Data section:
** start **

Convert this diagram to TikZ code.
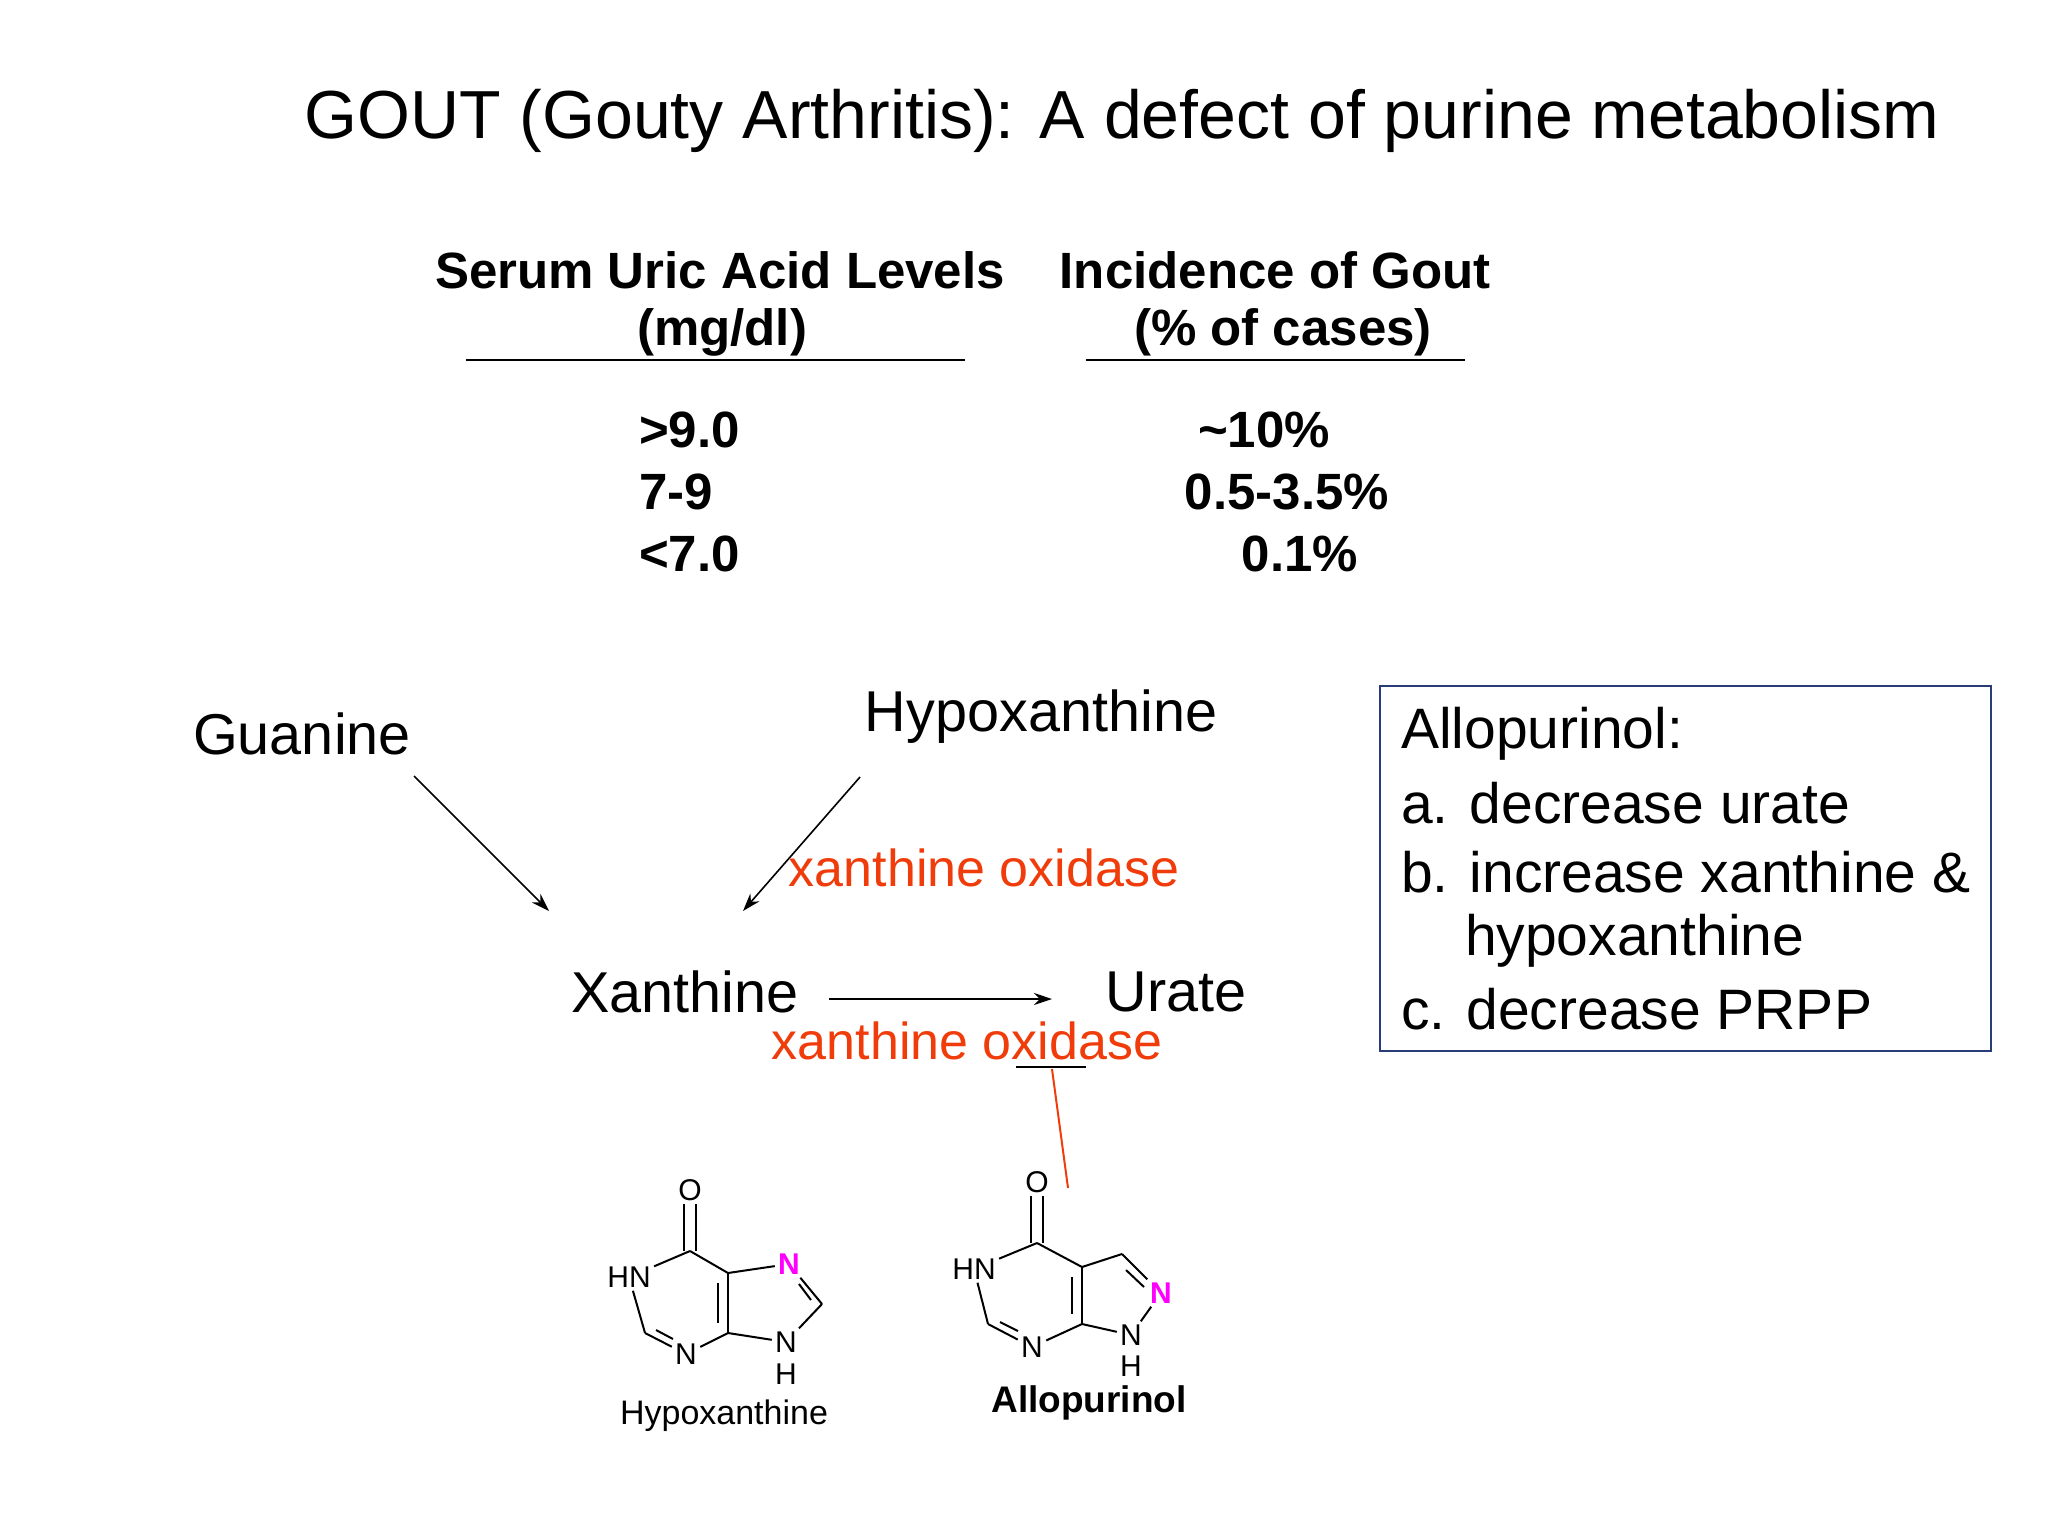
\documentclass[tikz,border=0pt]{standalone}
\usepackage{fontspec}
\setmainfont{Liberation Sans}
\usetikzlibrary{arrows.meta}
\definecolor{redox}{RGB}{240,60,10}
\definecolor{boxblue}{RGB}{40,60,120}
\definecolor{magN}{RGB}{255,0,255}
\tikzset{
  big/.style={font=\fontsize{34}{40}\selectfont},
  hdr/.style={font=\fontsize{25.5}{30}\selectfont\bfseries},
  mol/.style={font=\fontsize{28.8}{34}\selectfont},
  enz/.style={font=\fontsize{26}{30}\selectfont, text=redox},
  boxt/.style={font=\fontsize{28.5}{34}\selectfont, anchor=west},
  arr/.style={-{Stealth[length=9pt,width=6pt]}, line width=0.8pt},
  atm/.style={font=\fontsize{15}{17}\selectfont, inner sep=1.5pt},
  matm/.style={font=\fontsize{15}{17}\selectfont\bfseries, inner sep=1.5pt, text=magN},
  bd/.style={line width=1pt},
}
\begin{document}
\begin{tikzpicture}[x=0.5pt,y=-0.5pt]
\useasboundingbox (0,0) rectangle (2048,1536);
\node[big] (title) at (1122,121) {GOUT (Gouty Arthritis): A defect of purine metabolism};
% table
\node[hdr] (h1a) at (720,270) {Serum Uric Acid Levels};
\node[hdr] (h1b) at (722,332) {(mg/dl)};
\node[hdr] (h2a) at (1275,270) {Incidence of Gout};
\node[hdr] (h2b) at (1283,332) {(\% of cases)};
\coordinate (u1a) at (466,360); \coordinate (u1b) at (965,360);
\coordinate (u2a) at (1086,360); \coordinate (u2b) at (1465,360);
\draw[line width=1pt] (u1a) -- (u1b);
\draw[line width=1pt] (u2a) -- (u2b);
\node[hdr,anchor=west] (v1) at (632,430) {>9.0};
\node[hdr,anchor=west] (v2) at (632,492) {7-9};
\node[hdr,anchor=west] (v3) at (632,554) {<7.0};
\node[hdr] (p1) at (1264,430) {\textasciitilde 10\%};
\node[hdr] (p2) at (1287,492) {0.5-3.5\%};
\node[hdr] (p3) at (1300,554) {0.1\%};
% pathway
\node[mol] (gua) at (302,734) {Guanine};
\node[mol] (hyp) at (1041,717) {Hypoxanthine};
\node[mol] (xan) at (685,992) {Xanthine};
\node[mol] (ura) at (1176,992) {Urate};
\coordinate (a1s) at (414,776); \coordinate (a1e) at (549,911);
\coordinate (a2s) at (860,777); \coordinate (a2e) at (743,911);
\coordinate (a3s) at (829,999); \coordinate (a3e) at (1052,999);
\draw[arr] (a1s) -- (a1e);
\draw[arr] (a2s) -- (a2e);
\draw[arr] (a3s) -- (a3e);
\node[enz] (xo1) at (984,868) {xanthine oxidase};
\node[enz] (xo2) at (967,1041) {xanthine oxidase};
\coordinate (ul1) at (1016,1067); \coordinate (ul2) at (1086,1067);
\draw[line width=0.8pt] (ul1) -- (ul2);
\coordinate (rl1) at (1052,1069); \coordinate (rl2) at (1068,1188);
\draw[redox, line width=1pt] (rl1) -- (rl2);
% box
\node[draw=boxblue, line width=1pt, minimum width=305.5pt, minimum height=182.5pt, anchor=north west, inner sep=0pt] (box) at (1379,685) {};
\node[boxt] (b1) at (1394,734) {Allopurinol:};
\node[boxt] (b2) at (1394,803) {a. decrease urate};
\node[boxt] (b3) at (1394,872) {b. increase xanthine \&};
\node[boxt] (b4) at (1458,941) {hypoxanthine};
\node[boxt] (b5) at (1394,1009) {c. decrease PRPP};
% hypoxanthine structure
\node[atm] (hO) at (690,1190) {O};
\coordinate (hC6) at (690,1251);
\node[atm] (hN1) at (629,1277) {HN};
\coordinate (hC2) at (645,1333);
\node[atm] (hN3) at (686,1354) {N};
\coordinate (hC4) at (728,1333);
\coordinate (hC5) at (728,1273);
\node[matm] (hN7) at (789,1264) {N};
\coordinate (hC8) at (822,1304);
\node[atm] (hN9) at (786,1342) {N};
\node[atm] (hH9) at (786,1374) {H};
\coordinate (hd1) at (656,1330); \coordinate (hd2) at (673,1339);
\coordinate (hd3) at (718,1283); \coordinate (hd4) at (718,1323);
\coordinate (hd5) at (799,1284); \coordinate (hd6) at (811,1300);
\draw[bd] ([xshift=-3]hO.south) -- ([xshift=-3]hC6);
\draw[bd] ([xshift=3]hO.south) -- ([xshift=3]hC6);
\draw[bd] (hC6) -- (hN1);
\draw[bd] (hN1) -- (hC2);
\draw[bd] (hC2) -- (hN3);
\draw[bd] (hd1) -- (hd2);
\draw[bd] (hN3) -- (hC4);
\draw[bd] (hC4) -- (hC5);
\draw[bd] (hd3) -- (hd4);
\draw[bd] (hC5) -- (hC6);
\draw[bd] (hC5) -- (hN7);
\draw[bd] (hN7) -- (hC8);
\draw[bd] (hd5) -- (hd6);
\draw[bd] (hC8) -- (hN9);
\draw[bd] (hN9) -- (hC4);
\node[font=\fontsize{17}{20}\selectfont] (hlab) at (724,1416) {Hypoxanthine};
% allopurinol structure
\node[atm] (aO) at (1037,1182) {O};
\coordinate (aC4) at (1037,1243);
\node[atm] (aN5) at (974,1269) {HN};
\coordinate (aC6) at (988,1324);
\node[atm] (aN7) at (1032,1347) {N};
\coordinate (aC7a) at (1082,1324);
\coordinate (aC3a) at (1082,1267);
\coordinate (aC3) at (1122,1254);
\node[matm] (aN2) at (1161,1293) {N};
\node[atm] (aN1) at (1131,1335) {N};
\node[atm] (aH1) at (1131,1366) {H};
\coordinate (ad1) at (1000,1322); \coordinate (ad2) at (1018,1331);
\coordinate (ad3) at (1072,1277); \coordinate (ad4) at (1072,1314);
\coordinate (ad5) at (1126,1270); \coordinate (ad6) at (1144,1287);
\draw[bd] ([xshift=-3]aO.south) -- ([xshift=-3]aC4);
\draw[bd] ([xshift=3]aO.south) -- ([xshift=3]aC4);
\draw[bd] (aC4) -- (aN5);
\draw[bd] (aN5) -- (aC6);
\draw[bd] (aC6) -- (aN7);
\draw[bd] (ad1) -- (ad2);
\draw[bd] (aN7) -- (aC7a);
\draw[bd] (aC7a) -- (aC3a);
\draw[bd] (ad3) -- (ad4);
\draw[bd] (aC3a) -- (aC4);
\draw[bd] (aC3a) -- (aC3);
\draw[bd] (aC3) -- (aN2);
\draw[bd] (ad5) -- (ad6);
\draw[bd] (aN2) -- (aN1);
\draw[bd] (aN1) -- (aC7a);
\node[font=\fontsize{18.5}{22}\selectfont\bfseries] (alab) at (1089,1403) {Allopurinol};
\end{tikzpicture}
\end{document}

** end **

Go through the listing above and write it out again exactly, dropping the pictures.

Convert this diagram to TikZ code.
\documentclass[tikz,border=0pt]{standalone}
\usepackage{fontspec}
\setmainfont{Liberation Sans}
\usetikzlibrary{arrows.meta}
\definecolor{redox}{RGB}{240,60,10}
\definecolor{boxblue}{RGB}{40,60,120}
\definecolor{magN}{RGB}{255,0,255}
\tikzset{
  big/.style={font=\fontsize{34}{40}\selectfont},
  hdr/.style={font=\fontsize{25.5}{30}\selectfont\bfseries},
  mol/.style={font=\fontsize{28.8}{34}\selectfont},
  enz/.style={font=\fontsize{26}{30}\selectfont, text=redox},
  boxt/.style={font=\fontsize{28.5}{34}\selectfont, anchor=west},
  arr/.style={-{Stealth[length=9pt,width=6pt]}, line width=0.8pt},
  atm/.style={font=\fontsize{15}{17}\selectfont, inner sep=1.5pt},
  matm/.style={font=\fontsize{15}{17}\selectfont\bfseries, inner sep=1.5pt, text=magN},
  bd/.style={line width=1pt},
}
\begin{document}
\begin{tikzpicture}[x=0.5pt,y=-0.5pt]
\useasboundingbox (0,0) rectangle (2048,1536);
\node[big] (title) at (1122,121) {GOUT (Gouty Arthritis): A defect of purine metabolism};
% table
\node[hdr] (h1a) at (720,270) {Serum Uric Acid Levels};
\node[hdr] (h1b) at (722,332) {(mg/dl)};
\node[hdr] (h2a) at (1275,270) {Incidence of Gout};
\node[hdr] (h2b) at (1283,332) {(\% of cases)};
\coordinate (u1a) at (466,360); \coordinate (u1b) at (965,360);
\coordinate (u2a) at (1086,360); \coordinate (u2b) at (1465,360);
\draw[line width=1pt] (u1a) -- (u1b);
\draw[line width=1pt] (u2a) -- (u2b);
\node[hdr,anchor=west] (v1) at (632,430) {>9.0};
\node[hdr,anchor=west] (v2) at (632,492) {7-9};
\node[hdr,anchor=west] (v3) at (632,554) {<7.0};
\node[hdr] (p1) at (1264,430) {\textasciitilde 10\%};
\node[hdr] (p2) at (1287,492) {0.5-3.5\%};
\node[hdr] (p3) at (1300,554) {0.1\%};
% pathway
\node[mol] (gua) at (302,734) {Guanine};
\node[mol] (hyp) at (1041,717) {Hypoxanthine};
\node[mol] (xan) at (685,992) {Xanthine};
\node[mol] (ura) at (1176,992) {Urate};
\coordinate (a1s) at (414,776); \coordinate (a1e) at (549,911);
\coordinate (a2s) at (860,777); \coordinate (a2e) at (743,911);
\coordinate (a3s) at (829,999); \coordinate (a3e) at (1052,999);
\draw[arr] (a1s) -- (a1e);
\draw[arr] (a2s) -- (a2e);
\draw[arr] (a3s) -- (a3e);
\node[enz] (xo1) at (984,868) {xanthine oxidase};
\node[enz] (xo2) at (967,1041) {xanthine oxidase};
\coordinate (ul1) at (1016,1067); \coordinate (ul2) at (1086,1067);
\draw[line width=0.8pt] (ul1) -- (ul2);
\coordinate (rl1) at (1052,1069); \coordinate (rl2) at (1068,1188);
\draw[redox, line width=1pt] (rl1) -- (rl2);
% box
\node[draw=boxblue, line width=1pt, minimum width=305.5pt, minimum height=182.5pt, anchor=north west, inner sep=0pt] (box) at (1379,685) {};
\node[boxt] (b1) at (1394,734) {Allopurinol:};
\node[boxt] (b2) at (1394,803) {a. decrease urate};
\node[boxt] (b3) at (1394,872) {b. increase xanthine \&};
\node[boxt] (b4) at (1458,941) {hypoxanthine};
\node[boxt] (b5) at (1394,1009) {c. decrease PRPP};
% hypoxanthine structure
\node[atm] (hO) at (690,1190) {O};
\coordinate (hC6) at (690,1251);
\node[atm] (hN1) at (629,1277) {HN};
\coordinate (hC2) at (645,1333);
\node[atm] (hN3) at (686,1354) {N};
\coordinate (hC4) at (728,1333);
\coordinate (hC5) at (728,1273);
\node[matm] (hN7) at (789,1264) {N};
\coordinate (hC8) at (822,1304);
\node[atm] (hN9) at (786,1342) {N};
\node[atm] (hH9) at (786,1374) {H};
\coordinate (hd1) at (656,1330); \coordinate (hd2) at (673,1339);
\coordinate (hd3) at (718,1283); \coordinate (hd4) at (718,1323);
\coordinate (hd5) at (799,1284); \coordinate (hd6) at (811,1300);
\draw[bd] ([xshift=-3]hO.south) -- ([xshift=-3]hC6);
\draw[bd] ([xshift=3]hO.south) -- ([xshift=3]hC6);
\draw[bd] (hC6) -- (hN1);
\draw[bd] (hN1) -- (hC2);
\draw[bd] (hC2) -- (hN3);
\draw[bd] (hd1) -- (hd2);
\draw[bd] (hN3) -- (hC4);
\draw[bd] (hC4) -- (hC5);
\draw[bd] (hd3) -- (hd4);
\draw[bd] (hC5) -- (hC6);
\draw[bd] (hC5) -- (hN7);
\draw[bd] (hN7) -- (hC8);
\draw[bd] (hd5) -- (hd6);
\draw[bd] (hC8) -- (hN9);
\draw[bd] (hN9) -- (hC4);
\node[font=\fontsize{17}{20}\selectfont] (hlab) at (724,1416) {Hypoxanthine};
% allopurinol structure
\node[atm] (aO) at (1037,1182) {O};
\coordinate (aC4) at (1037,1243);
\node[atm] (aN5) at (974,1269) {HN};
\coordinate (aC6) at (988,1324);
\node[atm] (aN7) at (1032,1347) {N};
\coordinate (aC7a) at (1082,1324);
\coordinate (aC3a) at (1082,1267);
\coordinate (aC3) at (1122,1254);
\node[matm] (aN2) at (1161,1293) {N};
\node[atm] (aN1) at (1131,1335) {N};
\node[atm] (aH1) at (1131,1366) {H};
\coordinate (ad1) at (1000,1322); \coordinate (ad2) at (1018,1331);
\coordinate (ad3) at (1072,1277); \coordinate (ad4) at (1072,1314);
\coordinate (ad5) at (1126,1270); \coordinate (ad6) at (1144,1287);
\draw[bd] ([xshift=-3]aO.south) -- ([xshift=-3]aC4);
\draw[bd] ([xshift=3]aO.south) -- ([xshift=3]aC4);
\draw[bd] (aC4) -- (aN5);
\draw[bd] (aN5) -- (aC6);
\draw[bd] (aC6) -- (aN7);
\draw[bd] (ad1) -- (ad2);
\draw[bd] (aN7) -- (aC7a);
\draw[bd] (aC7a) -- (aC3a);
\draw[bd] (ad3) -- (ad4);
\draw[bd] (aC3a) -- (aC4);
\draw[bd] (aC3a) -- (aC3);
\draw[bd] (aC3) -- (aN2);
\draw[bd] (ad5) -- (ad6);
\draw[bd] (aN2) -- (aN1);
\draw[bd] (aN1) -- (aC7a);
\node[font=\fontsize{18.5}{22}\selectfont\bfseries] (alab) at (1089,1403) {Allopurinol};
\end{tikzpicture}
\end{document}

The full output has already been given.